ProductionGuard integration

ProductionGuard wires both together. After enable_calibration(), call enable_uncertainty_routing(); every check() then populates GuardResult.uncertainty_action from the conformal interval. Until calibration is reliable, the action is escalate_human — uncertainty defers to a person.

guard.enable_calibration(alpha=0.1)
guard.enable_uncertainty_routing()
result = guard.check(prompt, response)
result.uncertainty_action  # "allow" | "reject" | "escalate_human" | "escalate_model"

Full API

director_ai.core.routing.uncertainty_router.UncertaintyDecision dataclass

UncertaintyDecision(action: UncertaintyAction, point_estimate: float, lower: float, upper: float, width: float, is_reliable: bool, reason: str)

One uncertainty-routing outcome with the bounds that produced it.

director_ai.core.routing.uncertainty_router.UncertaintyRouter

UncertaintyRouter(*, allow_upper: float = 0.2, reject_lower: float = 0.8, escalate_human_width: float = 0.5)

Map a conformal interval to an allow/reject/escalate action.

Parameters:

Name Type Description Default
allow_upper float

Interval upper bound at or below which the response is allowed. Default 0.2.

0.2
reject_lower float

Interval lower bound at or above which the response is rejected. Must be strictly greater than allow_upper. Default 0.8.

0.8
escalate_human_width float

In the uncertain band, intervals at least this wide go to human review; narrower ones go to a stronger model. Default 0.5.

0.5

route

route(interval: PredictionInterval) -> UncertaintyDecision

Return the routing decision for one conformal interval.

director_ai.core.calibration.conformal.ConformalPredictor

ConformalPredictor(coverage: float = 0.95, min_samples: int = 30)

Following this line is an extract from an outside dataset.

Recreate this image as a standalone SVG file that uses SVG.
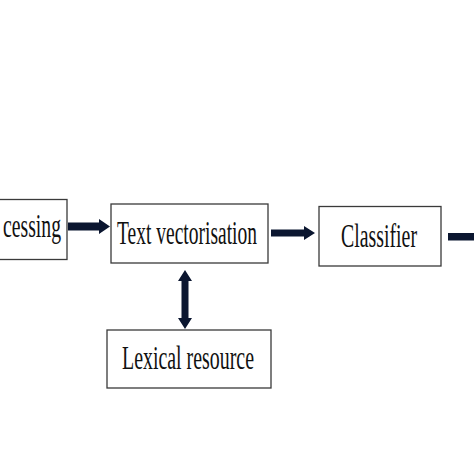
<svg xmlns="http://www.w3.org/2000/svg" width="474" height="474" viewBox="0 0 474 474">
<style>
.box{fill:#fff;stroke:#3a3a3a;stroke-width:1.3}
.lbl{font-family:"Liberation Serif","Times New Roman",serif;font-size:33px;fill:#111}
.arr{fill:#0b1630}
</style>
<rect width="474" height="474" fill="#fff"/>
<g id="node-preprocessing">
<rect class="box" x="-20" y="199.5" width="87" height="60"/>
<text class="lbl" x="61" y="237" text-anchor="end" textLength="58" lengthAdjust="spacingAndGlyphs">cessing</text>
</g>
<g id="node-vectorisation">
<rect class="box" x="111" y="204" width="157" height="59"/>
<text class="lbl" x="117" y="243.5" textLength="140" lengthAdjust="spacingAndGlyphs">Text vectorisation</text>
</g>
<g id="node-classifier">
<rect class="box" x="319" y="206.5" width="122" height="59.5"/>
<text class="lbl" x="341" y="246.5" textLength="76" lengthAdjust="spacingAndGlyphs">Classifier</text>
</g>
<g id="node-lexical">
<rect class="box" x="107" y="330" width="164" height="58"/>
<text class="lbl" x="122" y="368.5" textLength="132" lengthAdjust="spacingAndGlyphs">Lexical resource</text>
</g>
<g id="connectors">
<polygon class="arr" points="68,222.5 99,222.5 99,219 110,226.5 99,234 99,230.5 68,230.5"/>
<polygon class="arr" points="271,229.5 304,229.5 304,226 315,233 304,240 304,236.5 271,236.5"/>
<rect class="arr" x="448" y="233" width="26" height="7.5"/>
<polygon class="arr" points="185,270 192,281 188.5,281 188.5,318 192,318 185,329 178,318 181.5,318 181.5,281 178,281"/>
</g>
</svg>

Split conformal prediction for hallucination probability.

Uses nonconformity scores derived from (guardrail_score, human_label) pairs to construct prediction intervals.

Parameters:

Name Type Description Default
coverage float

Target coverage probability (e.g., 0.95 for 95% intervals).

0.95
min_samples int

Minimum calibration samples for reliable intervals. Below this, intervals are returned but marked unreliable.

30

calibrate

calibrate(scores: list[float], labels: list[bool]) -> None

Calibrate from (score, label) pairs.

Parameters:

Name Type Description Default
scores list[float]

Guardrail coherence scores (higher = more coherent).

required
labels list[bool]

True if the response was actually a hallucination (human-verified).

required

add_observation

add_observation(score: float, correct_label: bool) -> None

Add one human-labelled observation and refresh calibration.

correct_label=True means the checked response was correct, while the conformal label stores whether it was actually a hallucination.

calibrate_from_feedback

calibrate_from_feedback(feedback_store) -> None

Calibrate from a FeedbackStore instance.

Reads all entries where human_label is not None and uses (score, human_label) as calibration data.

predict

predict(score: float) -> PredictionInterval

Predict hallucination probability interval for a new score.

Parameters:

Name Type Description Default
score float

Guardrail coherence score for the new response.

required

Returns:

Type Description
PredictionInterval

Calibrated interval with coverage guarantee.

predict_interval

predict_interval(score: float) -> tuple[float, float]

Return the interval tuple expected by ProductionGuard.

route

route(score: float, policy: ConformalRoutingPolicy | None = None) -> ConformalRoutingDecision

Route a score using calibrated uncertainty bounds.